International flights arrive at Blaise Diagne International Airport (DSS), which opened in 2017 approximately 45 kilometres east of Dakar. Several carriers fly direct from London, including Air Senegal and Air France via Paris; indirect options via Brussels, Casablanca or Lisbon are often cheaper. Return flights from London typically range from ~£450–£750 depending on season and how far ahead you book. The transfer from DSS into Dakar takes roughly 45–60 minutes by taxi; agree the fare before departure (official taxi ranks are clearly marked). A flat-rate airport taxi into central Dakar usually runs around the equivalent of ~£15–25.

By ferry to Gorée

The ferry to Gorée Island departs from the Port de Dakar ferry terminal, a short taxi ride from central Dakar hotels.

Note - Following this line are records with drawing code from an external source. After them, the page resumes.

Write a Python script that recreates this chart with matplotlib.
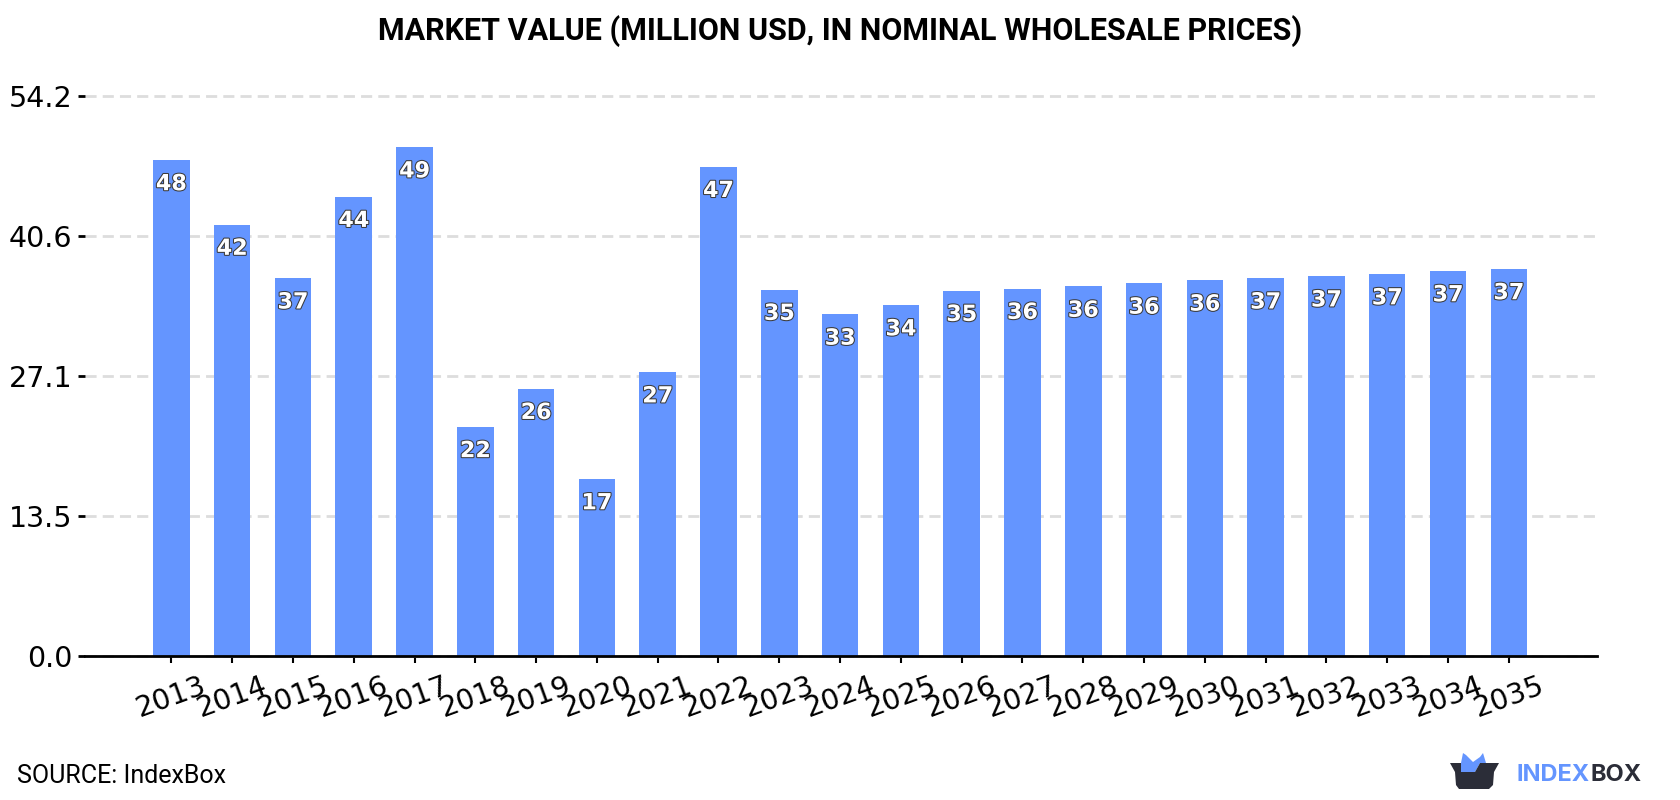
"""Market value bar chart, 2013-2035."""

import matplotlib
matplotlib.use("Agg")
import matplotlib.pyplot as plt
import matplotlib.patheffects as pe
from matplotlib.patches import Polygon

W, H = 1680, 800
BLUE = "#6495ff"
DARK = "#2b2d38"

years = list(range(2013, 2036))
values = [48.06, 41.8, 36.6, 44.5, 49.3, 22.2, 25.9, 17.15, 27.5, 47.4, 35.5, 33.1,
          34.0, 35.4, 35.6, 35.8, 36.1, 36.4, 36.6, 36.8, 37.0, 37.3, 37.5]
bar_labels = [48, 42, 37, 44, 49, 22, 26, 17, 27, 47, 35, 33,
              34, 35, 36, 36, 36, 36, 37, 37, 37, 37, 37]
y_ticks = [0.0, 13.55, 27.1, 40.65, 54.2]
y_tick_labels = ["0.0", "13.5", "27.1", "40.6", "54.2"]


def px(x, y):
    """Pixel position (from top left) to figure fraction."""
    return x / W, 1 - y / H


fig = plt.figure(figsize=(W / 100, H / 100), dpi=100)
ax = fig.add_axes([85 / W, 1 - 656 / H, (1597 - 85) / W, (656 - 96.5) / H])

ax.bar(years, values, width=0.6, color=BLUE, zorder=2)
for year, val, lab in zip(years, values, bar_labels):
    ax.annotate(str(lab), (year, val), xytext=(0, -17.5), textcoords="offset points",
                ha="center", va="center", fontsize=16, fontweight="bold", color="white",
                zorder=3, path_effects=[pe.withStroke(linewidth=1.5, foreground="#3a3a3a")])

ax.set_xlim(2013 - 1.42, 2013 + 23.45)
ax.set_ylim(0, 54.2)
ax.set_yticks(y_ticks)
ax.set_yticklabels(y_tick_labels, fontsize=20.5)
ax.set_xticks(years)
ax.set_xticklabels(years, rotation=20, fontsize=20.5)
ax.tick_params(axis="y", length=5, width=2, pad=4, color="black")
ax.tick_params(axis="x", length=5, width=1.5, pad=6, color="black")

ax.grid(axis="y", color="#dddddd", linestyle=(0, (4, 2.2)), linewidth=2, zorder=0, clip_on=False)
ax.set_axisbelow(True)
for side in ["top", "right", "left"]:
    ax.spines[side].set_visible(False)
ax.spines["bottom"].set_linewidth(2)
ax.spines["bottom"].set_zorder(4)

# title and source line
x, y = px(840, 31.5)
fig.text(x, y, "MARKET VALUE (MILLION USD, IN NOMINAL WHOLESALE PRICES)", ha="center", va="center",
         fontsize=22, fontweight="bold", family="Roboto", color="black")
x, y = px(17, 776)
fig.text(x, y, "SOURCE: IndexBox", ha="left", va="center", fontsize=18, family="Roboto", color="black")

# logo: tray with blue ears, then the wordmark
ears = [(1461, 763), (1463, 753), (1466, 755), (1473, 762), (1480, 757), (1483, 753),
        (1486, 763), (1480, 763), (1475, 772), (1461, 772)]
tray = [(1450, 763), (1461, 763), (1461, 772), (1475, 772), (1480, 763), (1499, 763), (1494, 772),
        (1493, 785), (1489, 789), (1459, 789), (1456, 785), (1455, 772)]
fig.add_artist(Polygon([px(*p) for p in ears], closed=True, color=BLUE, lw=0, transform=fig.transFigure))
fig.add_artist(Polygon([px(*p) for p in tray], closed=True, color=DARK, lw=0, transform=fig.transFigure))
x, y = px(1517, 775)
index_txt = fig.text(x, y, "INDEX", ha="left", va="center", fontsize=17, fontweight="bold",
                     family="Inter", color=BLUE)
# BOX starts right where INDEX ends
fig.canvas.draw()
end_x = index_txt.get_window_extent().x1
fig.text(end_x / W, y, "BOX", ha="left", va="center", fontsize=17, fontweight="bold",
         family="Inter", color=DARK)

fig.savefig("out.png", dpi=100)
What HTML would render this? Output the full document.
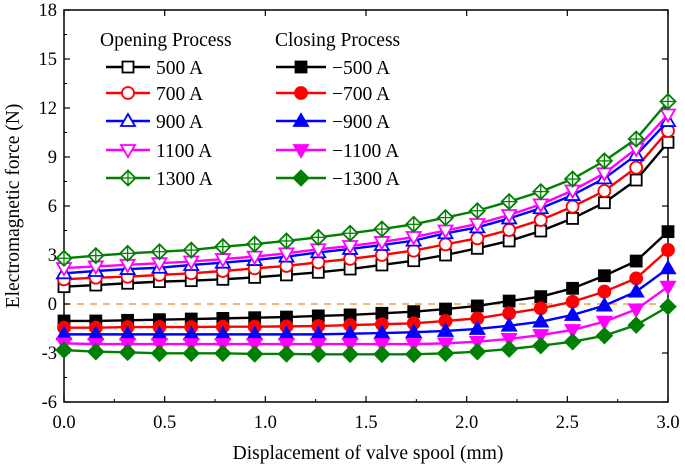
<!DOCTYPE html>
<html><head><meta charset="utf-8"><style>
body{margin:0;background:#fff}
svg{display:block;font-family:"Liberation Serif",serif}
</style></head><body>
<svg id="chart" width="685" height="469" viewBox="0 0 685 469" xmlns="http://www.w3.org/2000/svg">
<g id="axes"></g><g id="series"></g><g id="legend"></g>
</svg>
<script>
const xValues=[0,0.158,0.316,0.474,0.632,0.789,0.947,1.105,1.263,1.421,1.579,1.737,1.895,2.053,2.211,2.368,2.526,2.684,2.842,3.0];
const s500=[1.06,1.16,1.27,1.37,1.43,1.51,1.63,1.78,1.94,2.14,2.39,2.65,3.0,3.41,3.86,4.47,5.24,6.2,7.59,9.9];
const s700=[1.51,1.61,1.67,1.78,1.88,2.02,2.18,2.33,2.55,2.76,3.0,3.27,3.65,4.02,4.53,5.14,5.96,6.92,8.35,10.6];
const s900=[1.88,2.02,2.14,2.22,2.39,2.53,2.69,2.9,3.16,3.37,3.61,3.88,4.33,4.69,5.24,5.86,6.67,7.69,9.12,11.2];
const s1100=[2.2,2.3,2.4,2.5,2.6,2.75,2.9,3.1,3.35,3.55,3.8,4.1,4.5,4.9,5.45,6.1,6.95,8.0,9.5,11.6];
const s1300=[2.8,2.96,3.1,3.2,3.3,3.51,3.67,3.86,4.08,4.33,4.59,4.88,5.29,5.71,6.27,6.88,7.65,8.76,10.1,12.4];
const n500=[-1.04,-1.04,-1.0,-0.96,-0.92,-0.88,-0.84,-0.8,-0.73,-0.67,-0.57,-0.47,-0.31,-0.12,0.18,0.45,0.96,1.73,2.63,4.43];
const n700=[-1.45,-1.45,-1.41,-1.41,-1.41,-1.39,-1.39,-1.37,-1.35,-1.29,-1.24,-1.18,-1.04,-0.88,-0.57,-0.27,0.14,0.76,1.57,3.31];
const n900=[-1.86,-1.86,-1.86,-1.86,-1.86,-1.86,-1.86,-1.86,-1.86,-1.82,-1.78,-1.73,-1.65,-1.53,-1.33,-1.08,-0.67,-0.1,0.76,2.18];
const n1100=[-2.41,-2.45,-2.45,-2.45,-2.45,-2.45,-2.45,-2.45,-2.45,-2.45,-2.45,-2.45,-2.41,-2.31,-2.14,-1.9,-1.59,-1.08,-0.33,1.06];
const n1300=[-2.82,-2.92,-2.96,-3.02,-3.02,-3.02,-3.06,-3.06,-3.08,-3.08,-3.08,-3.08,-3.02,-2.92,-2.76,-2.55,-2.31,-1.94,-1.29,-0.16];
const yTicks=[-6,-3,0,3,6,9,12,15,18];
const xTicks=[0,0.5,1.0,1.5,2.0,2.5,3.0];
const seriesDefs=[
 {name:'500 A',data:s500,color:'#000',m:'square',fill:false,grp:0},
 {name:'700 A',data:s700,color:'#ff0000',m:'circle',fill:false,grp:0},
 {name:'900 A',data:s900,color:'#0000ff',m:'tri',fill:false,grp:0},
 {name:'1100 A',data:s1100,color:'#ff00ff',m:'tridown',fill:false,grp:0},
 {name:'1300 A',data:s1300,color:'#008000',m:'diamond',fill:false,grp:0},
 {name:'\u2212500 A',data:n500,color:'#000',m:'square',fill:true,grp:1},
 {name:'\u2212700 A',data:n700,color:'#ff0000',m:'circle',fill:true,grp:1},
 {name:'\u2212900 A',data:n900,color:'#0000ff',m:'tri',fill:true,grp:1},
 {name:'\u22121100 A',data:n1100,color:'#ff00ff',m:'tridown',fill:true,grp:1},
 {name:'\u22121300 A',data:n1300,color:'#008000',m:'diamond',fill:true,grp:1}];
const L=64,R=668,T=10,B=402;
const X=v=>L+(v-0)/3*(R-L);
const Y=v=>B-(v+6)/24*(B-T);
const NS='http://www.w3.org/2000/svg';
function mk(tag,attrs,parent,text){const e=document.createElementNS(NS,tag);for(const k in attrs)e.setAttribute(k,attrs[k]);if(text!==undefined)e.textContent=text;parent.appendChild(e);return e;}
const axes=document.getElementById('axes');
const zl=mk('line',{x1:L,x2:R,y1:Y(0),y2:Y(0),stroke:'#f0a050','stroke-width':1.5,'stroke-dasharray':'7,6'},axes);


const frame=mk('rect',{x:L,y:T,width:R-L,height:B-T,fill:'none',stroke:'#000','stroke-width':1.5},axes);


yTicks.forEach(v=>{
 mk('line',{x1:L,x2:L+6,y1:Y(v),y2:Y(v),stroke:'#000','stroke-width':1.2},axes);
 mk('line',{x1:R,x2:R-6,y1:Y(v),y2:Y(v),stroke:'#000','stroke-width':1.2},axes);
 if(v<18){mk('line',{x1:L,x2:L+3,y1:Y(v+1.5),y2:Y(v+1.5),stroke:'#000','stroke-width':1},axes);}
 const t=mk('text',{x:L-7,y:Y(v)+6,'text-anchor':'end','font-size':18.5},axes,String(v));
 
 
});
xTicks.forEach(v=>{
 mk('line',{x1:X(v),x2:X(v),y1:B,y2:B-6,stroke:'#000','stroke-width':1.2},axes);
 mk('line',{x1:X(v),x2:X(v),y1:T,y2:T+6,stroke:'#000','stroke-width':1.2},axes);
 if(v<3){mk('line',{x1:X(v+0.25),x2:X(v+0.25),y1:B,y2:B-3,stroke:'#000','stroke-width':1},axes);}
 const t=mk('text',{x:X(v),y:B+26,'text-anchor':'middle','font-size':18.5},axes,v.toFixed(1));
 
 
});
const xt=mk('text',{x:(L+R)/2+2,y:459,'text-anchor':'middle','font-size':19.5},axes,'Displacement of valve spool (mm)');


const yt=mk('text',{x:0,y:0,'text-anchor':'middle','font-size':19.5,transform:`translate(19,${(T+B)/2}) rotate(-90)`},axes,'Electromagnetic force (N)');


function marker(g,m,cx,cy,color,fill){
 const f=fill?color:'#fff';const a={fill:f,stroke:color,'stroke-width':1.8};
 if(m==='square')return mk('rect',Object.assign({x:cx-5.5,y:cy-5.5,width:11,height:11},a),g);
 if(m==='circle')return mk('circle',Object.assign({cx:cx,cy:cy,r:6},a),g);
 if(m==='tri')return mk('polygon',Object.assign({points:`${cx},${cy-7} ${cx-7},${cy+5} ${cx+7},${cy+5}`},a),g);
 if(m==='tridown')return mk('polygon',Object.assign({points:`${cx},${cy+7} ${cx-7},${cy-5} ${cx+7},${cy-5}`},a),g);
 const d=mk('g',{},g);
 mk('polygon',Object.assign({points:`${cx},${cy-7.5} ${cx+7.5},${cy} ${cx},${cy+7.5} ${cx-7.5},${cy}`},a),d);
 if(!fill){mk('line',{x1:cx-7,x2:cx+7,y1:cy,y2:cy,stroke:color,'stroke-width':1.3},d);mk('line',{x1:cx,x2:cx,y1:cy-7,y2:cy+7,stroke:color,'stroke-width':1.3},d);}
 return d;
}
const sg=document.getElementById('series');
seriesDefs.forEach(s=>{
 const g=mk('g',{},sg);
 
 
 const pts=s.data.map((v,i)=>X(xValues[i])+','+Y(v)).join(' ');
 mk('polyline',{points:pts,fill:'none',stroke:s.color,'stroke-width':2.4},g);
 s.data.forEach((v,i)=>{const p=marker(g,s.m,X(xValues[i]),Y(v),s.color,s.fill);
  
  });
});
const lg=document.getElementById('legend');
const h1=mk('text',{x:100,y:46,'font-size':19.5},lg,'Opening Process');


const h2=mk('text',{x:275,y:46,'font-size':19.5},lg,'Closing Process');


const rowsY=[67,93,121,150,178];
seriesDefs.forEach((s,i)=>{
 const r=i%5;const x0=s.grp?276:106;const x1=s.grp?326:150;const y=rowsY[r];
 const g=mk('g',{},lg);
 
 
 mk('line',{x1:x0,x2:x1,y1:y,y2:y,stroke:s.color,'stroke-width':2.4},g);
 marker(g,s.m,(x0+x1)/2,y,s.color,s.fill);
 mk('text',{x:x1+6,y:y+7,'font-size':19.5},g,s.name);
});
</script>
</body></html>
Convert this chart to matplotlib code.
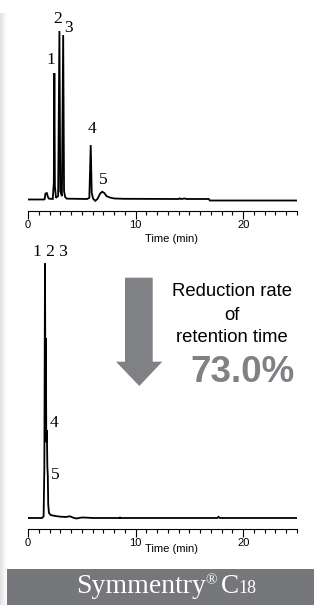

The crossing takes approximately 20 minutes each way. The COSAMAR ferry service is the main operator; boats run multiple times daily from early morning to early evening, with last departures from Gorée typically between 6:30pm and 7:30pm (confirm timetables locally as schedules shift seasonally). Return tickets are inexpensive — roughly the equivalent of ~£2–4 per person for the round trip. I always book the earliest possible ferry out (around 8am) to arrive before the tour groups and experience the island at its most peaceful.